--- Exercise objective ---
Find the lines in these entries that include the word "component" and state how many there are, with no other words.

--- Supplied records ---
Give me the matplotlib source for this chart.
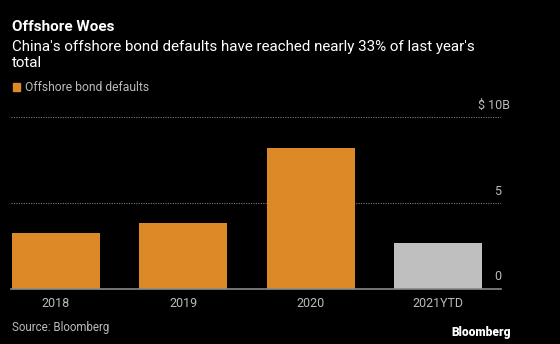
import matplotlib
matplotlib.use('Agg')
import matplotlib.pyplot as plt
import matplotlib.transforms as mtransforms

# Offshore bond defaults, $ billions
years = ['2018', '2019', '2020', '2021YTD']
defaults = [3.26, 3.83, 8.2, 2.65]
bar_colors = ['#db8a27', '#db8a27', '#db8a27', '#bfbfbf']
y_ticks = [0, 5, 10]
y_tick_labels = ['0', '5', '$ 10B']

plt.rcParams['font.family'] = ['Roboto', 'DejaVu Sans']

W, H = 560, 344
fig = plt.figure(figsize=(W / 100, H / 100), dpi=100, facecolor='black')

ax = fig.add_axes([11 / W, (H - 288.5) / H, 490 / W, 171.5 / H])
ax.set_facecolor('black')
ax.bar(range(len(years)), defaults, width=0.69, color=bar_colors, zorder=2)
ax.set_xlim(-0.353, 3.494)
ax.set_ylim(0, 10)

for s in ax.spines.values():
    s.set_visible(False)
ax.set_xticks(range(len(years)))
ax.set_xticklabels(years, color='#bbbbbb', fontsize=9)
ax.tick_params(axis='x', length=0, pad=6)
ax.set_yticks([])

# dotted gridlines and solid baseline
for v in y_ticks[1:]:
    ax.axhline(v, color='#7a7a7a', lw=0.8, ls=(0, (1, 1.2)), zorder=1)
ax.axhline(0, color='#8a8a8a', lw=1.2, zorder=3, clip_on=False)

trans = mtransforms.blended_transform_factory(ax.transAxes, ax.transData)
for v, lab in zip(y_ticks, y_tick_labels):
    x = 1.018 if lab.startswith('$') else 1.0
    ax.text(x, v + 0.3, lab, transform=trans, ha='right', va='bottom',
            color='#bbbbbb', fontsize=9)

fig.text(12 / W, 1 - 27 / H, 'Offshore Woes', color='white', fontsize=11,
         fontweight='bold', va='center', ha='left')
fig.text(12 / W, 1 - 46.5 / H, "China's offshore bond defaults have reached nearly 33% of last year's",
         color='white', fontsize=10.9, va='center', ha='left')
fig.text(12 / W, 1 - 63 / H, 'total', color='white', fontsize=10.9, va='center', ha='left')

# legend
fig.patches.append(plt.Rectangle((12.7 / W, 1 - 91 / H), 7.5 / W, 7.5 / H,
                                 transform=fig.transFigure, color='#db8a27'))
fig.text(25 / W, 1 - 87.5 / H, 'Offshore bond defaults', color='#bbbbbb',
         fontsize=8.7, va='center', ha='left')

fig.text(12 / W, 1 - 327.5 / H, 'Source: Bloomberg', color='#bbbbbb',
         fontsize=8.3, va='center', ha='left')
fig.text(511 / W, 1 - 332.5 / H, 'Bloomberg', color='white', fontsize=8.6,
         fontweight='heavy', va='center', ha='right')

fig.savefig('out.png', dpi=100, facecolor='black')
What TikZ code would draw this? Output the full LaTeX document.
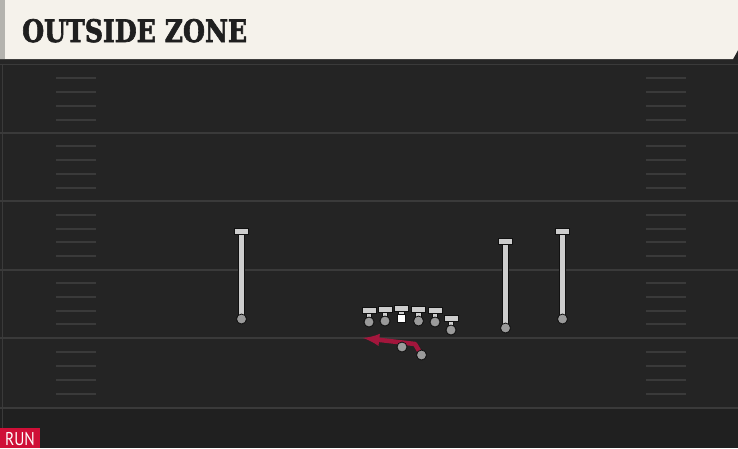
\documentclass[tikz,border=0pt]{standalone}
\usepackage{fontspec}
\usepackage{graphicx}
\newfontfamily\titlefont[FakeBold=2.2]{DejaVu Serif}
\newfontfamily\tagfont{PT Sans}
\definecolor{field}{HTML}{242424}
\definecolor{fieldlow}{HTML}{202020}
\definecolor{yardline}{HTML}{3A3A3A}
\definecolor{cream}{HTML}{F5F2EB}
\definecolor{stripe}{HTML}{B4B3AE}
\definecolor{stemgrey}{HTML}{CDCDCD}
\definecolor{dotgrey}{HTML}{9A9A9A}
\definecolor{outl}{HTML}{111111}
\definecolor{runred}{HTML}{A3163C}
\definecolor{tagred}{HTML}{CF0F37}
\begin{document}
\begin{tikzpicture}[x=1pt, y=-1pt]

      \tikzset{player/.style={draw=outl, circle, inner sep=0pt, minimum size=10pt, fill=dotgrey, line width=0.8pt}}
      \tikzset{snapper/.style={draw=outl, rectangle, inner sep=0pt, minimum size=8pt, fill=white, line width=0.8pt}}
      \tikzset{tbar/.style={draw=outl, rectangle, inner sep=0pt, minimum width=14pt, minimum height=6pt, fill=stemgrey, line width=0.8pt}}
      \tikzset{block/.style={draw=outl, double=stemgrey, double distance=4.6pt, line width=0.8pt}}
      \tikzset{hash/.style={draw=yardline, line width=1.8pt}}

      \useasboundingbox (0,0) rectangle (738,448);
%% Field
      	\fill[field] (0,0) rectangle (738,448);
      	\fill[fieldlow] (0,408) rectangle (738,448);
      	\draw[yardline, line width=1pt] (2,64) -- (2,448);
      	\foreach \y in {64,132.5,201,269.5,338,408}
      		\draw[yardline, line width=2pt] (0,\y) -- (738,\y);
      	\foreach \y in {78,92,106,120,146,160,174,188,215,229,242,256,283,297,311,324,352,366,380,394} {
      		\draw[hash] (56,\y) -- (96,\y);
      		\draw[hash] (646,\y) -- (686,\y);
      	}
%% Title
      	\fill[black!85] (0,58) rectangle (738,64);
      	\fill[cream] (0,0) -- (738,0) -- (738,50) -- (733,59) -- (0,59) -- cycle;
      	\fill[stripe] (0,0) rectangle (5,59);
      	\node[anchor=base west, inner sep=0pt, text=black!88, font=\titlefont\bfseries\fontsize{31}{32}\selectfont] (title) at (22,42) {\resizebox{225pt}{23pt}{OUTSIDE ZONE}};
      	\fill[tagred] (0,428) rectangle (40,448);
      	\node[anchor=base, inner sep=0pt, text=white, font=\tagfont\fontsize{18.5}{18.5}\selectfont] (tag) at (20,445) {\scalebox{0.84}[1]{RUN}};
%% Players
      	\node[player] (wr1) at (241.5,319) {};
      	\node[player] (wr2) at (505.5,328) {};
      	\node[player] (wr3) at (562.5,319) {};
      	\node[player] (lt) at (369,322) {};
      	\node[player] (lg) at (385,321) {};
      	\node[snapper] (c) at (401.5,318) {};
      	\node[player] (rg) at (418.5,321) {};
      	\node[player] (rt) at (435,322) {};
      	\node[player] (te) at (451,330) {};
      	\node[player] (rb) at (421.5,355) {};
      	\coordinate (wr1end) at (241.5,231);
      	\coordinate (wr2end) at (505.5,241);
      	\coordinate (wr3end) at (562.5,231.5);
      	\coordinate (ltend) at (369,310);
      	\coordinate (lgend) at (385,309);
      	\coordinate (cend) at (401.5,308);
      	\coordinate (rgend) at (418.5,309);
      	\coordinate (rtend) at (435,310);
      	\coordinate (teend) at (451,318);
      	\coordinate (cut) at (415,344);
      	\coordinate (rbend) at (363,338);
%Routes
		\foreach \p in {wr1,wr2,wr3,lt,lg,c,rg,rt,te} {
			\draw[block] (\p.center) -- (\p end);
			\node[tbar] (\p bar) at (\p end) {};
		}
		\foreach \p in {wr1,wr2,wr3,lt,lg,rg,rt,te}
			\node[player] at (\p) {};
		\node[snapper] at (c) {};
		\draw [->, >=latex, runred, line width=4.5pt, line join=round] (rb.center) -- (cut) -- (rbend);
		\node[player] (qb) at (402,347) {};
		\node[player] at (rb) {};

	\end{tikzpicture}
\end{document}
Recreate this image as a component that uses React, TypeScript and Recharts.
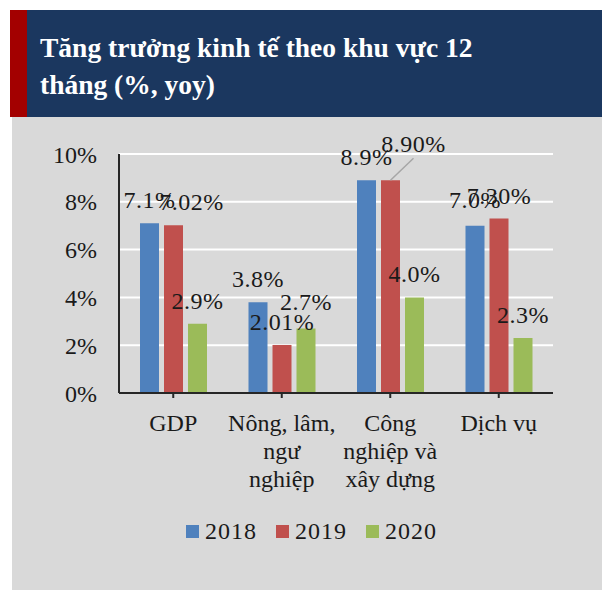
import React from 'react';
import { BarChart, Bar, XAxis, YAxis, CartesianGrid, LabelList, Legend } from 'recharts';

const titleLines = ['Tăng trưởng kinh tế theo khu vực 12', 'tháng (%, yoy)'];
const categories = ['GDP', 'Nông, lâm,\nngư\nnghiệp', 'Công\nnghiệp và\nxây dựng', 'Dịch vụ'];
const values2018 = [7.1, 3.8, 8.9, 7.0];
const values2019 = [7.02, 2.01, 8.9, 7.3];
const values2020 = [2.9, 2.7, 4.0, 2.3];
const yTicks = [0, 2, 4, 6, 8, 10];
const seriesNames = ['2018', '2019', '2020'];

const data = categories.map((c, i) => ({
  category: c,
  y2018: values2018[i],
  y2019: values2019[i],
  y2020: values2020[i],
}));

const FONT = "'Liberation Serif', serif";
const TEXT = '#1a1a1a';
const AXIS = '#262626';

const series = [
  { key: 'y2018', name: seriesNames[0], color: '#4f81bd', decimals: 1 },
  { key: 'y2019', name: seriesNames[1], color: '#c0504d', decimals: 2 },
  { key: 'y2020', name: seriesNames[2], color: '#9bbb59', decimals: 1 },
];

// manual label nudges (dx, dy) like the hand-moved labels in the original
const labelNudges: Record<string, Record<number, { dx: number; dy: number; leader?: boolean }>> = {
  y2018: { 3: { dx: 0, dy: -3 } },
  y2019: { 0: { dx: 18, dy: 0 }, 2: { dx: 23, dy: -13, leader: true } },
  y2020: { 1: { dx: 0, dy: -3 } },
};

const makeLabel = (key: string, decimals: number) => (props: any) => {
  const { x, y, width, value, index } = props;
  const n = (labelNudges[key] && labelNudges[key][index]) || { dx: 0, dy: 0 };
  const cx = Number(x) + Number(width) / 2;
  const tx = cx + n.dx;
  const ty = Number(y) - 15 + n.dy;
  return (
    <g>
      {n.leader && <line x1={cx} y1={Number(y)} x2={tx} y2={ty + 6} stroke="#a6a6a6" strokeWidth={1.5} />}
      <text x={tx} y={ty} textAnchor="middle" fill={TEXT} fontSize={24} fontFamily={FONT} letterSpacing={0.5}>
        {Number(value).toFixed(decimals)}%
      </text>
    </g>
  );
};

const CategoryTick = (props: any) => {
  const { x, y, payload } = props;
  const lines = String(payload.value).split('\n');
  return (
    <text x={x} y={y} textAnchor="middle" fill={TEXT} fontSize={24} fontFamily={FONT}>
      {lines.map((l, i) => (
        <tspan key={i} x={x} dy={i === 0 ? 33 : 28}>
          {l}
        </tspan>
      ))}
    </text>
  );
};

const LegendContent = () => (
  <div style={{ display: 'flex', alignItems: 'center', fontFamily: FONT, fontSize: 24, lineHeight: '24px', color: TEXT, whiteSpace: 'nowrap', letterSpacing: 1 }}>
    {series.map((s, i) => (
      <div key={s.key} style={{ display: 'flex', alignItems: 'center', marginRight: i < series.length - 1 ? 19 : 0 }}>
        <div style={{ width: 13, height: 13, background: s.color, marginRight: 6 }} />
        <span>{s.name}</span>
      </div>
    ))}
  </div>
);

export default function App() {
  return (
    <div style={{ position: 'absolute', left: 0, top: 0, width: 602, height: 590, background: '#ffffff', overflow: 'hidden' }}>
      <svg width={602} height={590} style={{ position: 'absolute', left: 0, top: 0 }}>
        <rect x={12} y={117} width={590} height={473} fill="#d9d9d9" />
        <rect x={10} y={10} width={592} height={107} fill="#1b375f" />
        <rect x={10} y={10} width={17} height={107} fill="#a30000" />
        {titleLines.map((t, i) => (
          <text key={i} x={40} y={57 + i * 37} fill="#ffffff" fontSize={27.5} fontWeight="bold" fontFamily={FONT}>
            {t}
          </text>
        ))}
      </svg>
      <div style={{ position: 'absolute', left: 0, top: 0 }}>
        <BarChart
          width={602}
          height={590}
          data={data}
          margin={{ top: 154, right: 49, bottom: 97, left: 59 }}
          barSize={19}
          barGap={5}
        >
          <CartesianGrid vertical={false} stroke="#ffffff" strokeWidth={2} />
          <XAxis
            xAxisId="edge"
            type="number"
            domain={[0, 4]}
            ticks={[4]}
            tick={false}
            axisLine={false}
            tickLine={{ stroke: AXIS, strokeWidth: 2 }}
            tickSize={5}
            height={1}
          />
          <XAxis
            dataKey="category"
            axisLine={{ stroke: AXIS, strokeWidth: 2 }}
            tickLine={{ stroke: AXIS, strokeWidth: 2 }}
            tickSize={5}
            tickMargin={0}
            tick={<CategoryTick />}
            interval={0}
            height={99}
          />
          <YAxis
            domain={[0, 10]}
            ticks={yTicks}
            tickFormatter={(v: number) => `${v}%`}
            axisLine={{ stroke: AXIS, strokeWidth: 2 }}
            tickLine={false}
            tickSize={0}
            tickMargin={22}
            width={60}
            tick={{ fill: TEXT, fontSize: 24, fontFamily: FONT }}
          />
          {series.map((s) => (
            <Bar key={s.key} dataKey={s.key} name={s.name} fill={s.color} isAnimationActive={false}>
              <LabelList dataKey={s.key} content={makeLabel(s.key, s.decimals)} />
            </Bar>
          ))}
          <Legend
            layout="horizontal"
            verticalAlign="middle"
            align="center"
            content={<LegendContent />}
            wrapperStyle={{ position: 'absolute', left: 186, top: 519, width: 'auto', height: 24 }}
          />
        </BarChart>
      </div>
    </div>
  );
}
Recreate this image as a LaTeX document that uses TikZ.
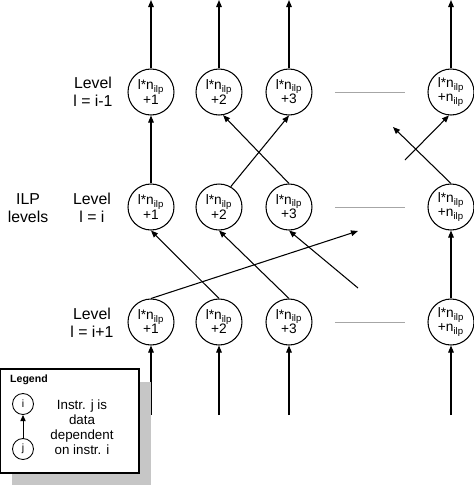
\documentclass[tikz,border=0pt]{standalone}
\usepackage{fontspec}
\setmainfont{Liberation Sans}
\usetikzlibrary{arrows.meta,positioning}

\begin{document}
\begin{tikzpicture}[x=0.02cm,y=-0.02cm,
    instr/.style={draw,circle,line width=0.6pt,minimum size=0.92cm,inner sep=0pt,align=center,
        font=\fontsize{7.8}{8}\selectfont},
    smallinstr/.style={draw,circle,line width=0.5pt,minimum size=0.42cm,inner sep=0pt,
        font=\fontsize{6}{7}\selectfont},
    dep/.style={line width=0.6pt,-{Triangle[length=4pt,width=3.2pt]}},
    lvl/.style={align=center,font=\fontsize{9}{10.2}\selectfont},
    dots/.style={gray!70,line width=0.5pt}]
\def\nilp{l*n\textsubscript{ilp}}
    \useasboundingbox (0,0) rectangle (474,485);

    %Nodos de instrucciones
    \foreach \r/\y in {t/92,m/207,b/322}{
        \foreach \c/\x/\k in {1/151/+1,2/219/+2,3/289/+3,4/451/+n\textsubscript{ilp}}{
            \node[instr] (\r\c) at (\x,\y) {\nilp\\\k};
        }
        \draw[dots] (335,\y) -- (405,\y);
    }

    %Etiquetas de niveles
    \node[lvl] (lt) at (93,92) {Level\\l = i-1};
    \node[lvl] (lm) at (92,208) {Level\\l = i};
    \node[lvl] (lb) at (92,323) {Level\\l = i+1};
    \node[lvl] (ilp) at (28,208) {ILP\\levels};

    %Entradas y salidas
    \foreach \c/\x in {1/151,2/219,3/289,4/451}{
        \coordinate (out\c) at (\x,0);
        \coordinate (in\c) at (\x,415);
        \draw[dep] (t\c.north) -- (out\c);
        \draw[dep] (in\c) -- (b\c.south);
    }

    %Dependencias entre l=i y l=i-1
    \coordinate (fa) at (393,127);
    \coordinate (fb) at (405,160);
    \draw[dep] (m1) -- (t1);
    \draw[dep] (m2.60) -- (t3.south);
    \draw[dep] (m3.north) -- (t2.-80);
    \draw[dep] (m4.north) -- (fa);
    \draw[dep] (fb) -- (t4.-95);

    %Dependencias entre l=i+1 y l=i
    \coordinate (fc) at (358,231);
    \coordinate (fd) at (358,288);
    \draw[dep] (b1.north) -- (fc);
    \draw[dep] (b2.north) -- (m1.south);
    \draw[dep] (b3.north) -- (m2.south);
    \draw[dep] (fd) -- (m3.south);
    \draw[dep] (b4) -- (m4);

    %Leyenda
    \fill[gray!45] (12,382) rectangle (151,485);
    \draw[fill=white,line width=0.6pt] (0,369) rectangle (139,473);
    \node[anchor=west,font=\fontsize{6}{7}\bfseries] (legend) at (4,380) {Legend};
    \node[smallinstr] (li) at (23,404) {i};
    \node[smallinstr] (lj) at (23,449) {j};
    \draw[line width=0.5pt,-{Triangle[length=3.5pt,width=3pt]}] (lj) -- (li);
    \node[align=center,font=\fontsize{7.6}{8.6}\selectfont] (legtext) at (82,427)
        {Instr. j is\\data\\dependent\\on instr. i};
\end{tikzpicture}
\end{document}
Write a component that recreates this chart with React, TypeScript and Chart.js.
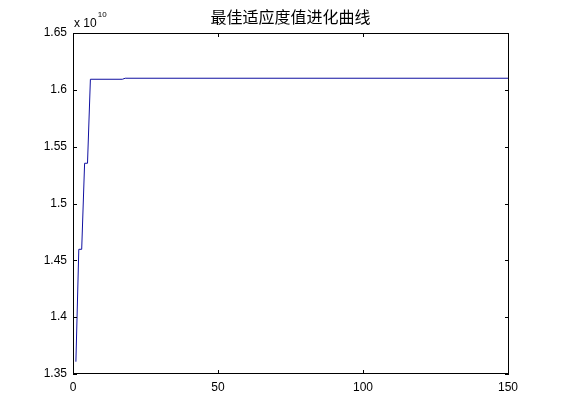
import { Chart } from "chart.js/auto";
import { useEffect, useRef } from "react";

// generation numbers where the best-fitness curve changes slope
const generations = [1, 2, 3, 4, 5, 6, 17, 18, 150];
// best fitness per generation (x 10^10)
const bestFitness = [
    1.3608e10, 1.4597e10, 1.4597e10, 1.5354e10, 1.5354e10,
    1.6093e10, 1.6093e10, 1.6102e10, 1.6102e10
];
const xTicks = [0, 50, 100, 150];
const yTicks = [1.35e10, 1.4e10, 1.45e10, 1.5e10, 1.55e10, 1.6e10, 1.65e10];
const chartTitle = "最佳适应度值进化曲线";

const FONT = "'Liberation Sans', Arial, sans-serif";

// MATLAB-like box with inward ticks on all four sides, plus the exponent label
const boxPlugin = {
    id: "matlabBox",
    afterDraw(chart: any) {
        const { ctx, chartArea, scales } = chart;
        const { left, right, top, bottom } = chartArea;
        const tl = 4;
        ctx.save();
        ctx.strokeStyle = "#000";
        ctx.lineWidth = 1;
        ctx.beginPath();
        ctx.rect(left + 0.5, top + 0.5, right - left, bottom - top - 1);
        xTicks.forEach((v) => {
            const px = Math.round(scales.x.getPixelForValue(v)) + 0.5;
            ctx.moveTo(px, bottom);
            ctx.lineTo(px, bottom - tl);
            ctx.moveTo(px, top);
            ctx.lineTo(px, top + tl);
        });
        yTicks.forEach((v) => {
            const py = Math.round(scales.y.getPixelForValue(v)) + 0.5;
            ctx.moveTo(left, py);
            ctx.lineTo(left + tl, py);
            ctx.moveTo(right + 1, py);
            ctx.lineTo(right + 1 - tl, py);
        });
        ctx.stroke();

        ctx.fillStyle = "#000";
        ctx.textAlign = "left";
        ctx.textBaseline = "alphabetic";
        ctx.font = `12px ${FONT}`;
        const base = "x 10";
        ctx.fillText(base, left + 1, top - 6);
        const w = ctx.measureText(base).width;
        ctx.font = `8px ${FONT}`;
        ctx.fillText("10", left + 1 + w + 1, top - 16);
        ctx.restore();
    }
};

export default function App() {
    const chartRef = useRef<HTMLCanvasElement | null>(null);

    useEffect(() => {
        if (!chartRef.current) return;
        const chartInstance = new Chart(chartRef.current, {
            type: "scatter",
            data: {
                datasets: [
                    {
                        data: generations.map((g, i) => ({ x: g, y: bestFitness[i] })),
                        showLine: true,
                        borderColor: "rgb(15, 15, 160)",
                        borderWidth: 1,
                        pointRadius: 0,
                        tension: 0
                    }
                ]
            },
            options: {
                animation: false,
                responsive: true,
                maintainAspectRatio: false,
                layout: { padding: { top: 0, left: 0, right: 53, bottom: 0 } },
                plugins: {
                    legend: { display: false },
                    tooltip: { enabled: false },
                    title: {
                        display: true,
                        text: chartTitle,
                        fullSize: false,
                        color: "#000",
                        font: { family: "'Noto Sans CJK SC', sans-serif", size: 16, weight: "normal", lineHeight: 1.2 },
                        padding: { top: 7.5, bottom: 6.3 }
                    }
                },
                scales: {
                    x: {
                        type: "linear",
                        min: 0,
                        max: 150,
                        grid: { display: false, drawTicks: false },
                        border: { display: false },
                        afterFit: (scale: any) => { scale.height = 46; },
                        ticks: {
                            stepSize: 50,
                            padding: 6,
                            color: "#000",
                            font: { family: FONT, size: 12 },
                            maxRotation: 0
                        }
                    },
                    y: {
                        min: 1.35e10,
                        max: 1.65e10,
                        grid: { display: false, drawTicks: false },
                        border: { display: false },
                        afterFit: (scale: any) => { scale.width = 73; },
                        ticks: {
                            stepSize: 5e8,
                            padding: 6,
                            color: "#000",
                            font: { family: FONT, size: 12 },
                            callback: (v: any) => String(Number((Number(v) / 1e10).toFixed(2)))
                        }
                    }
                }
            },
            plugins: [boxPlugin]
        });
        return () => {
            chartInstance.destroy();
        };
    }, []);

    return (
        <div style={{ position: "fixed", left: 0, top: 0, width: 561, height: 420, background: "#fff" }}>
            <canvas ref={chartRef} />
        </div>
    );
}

--- Final result ---
2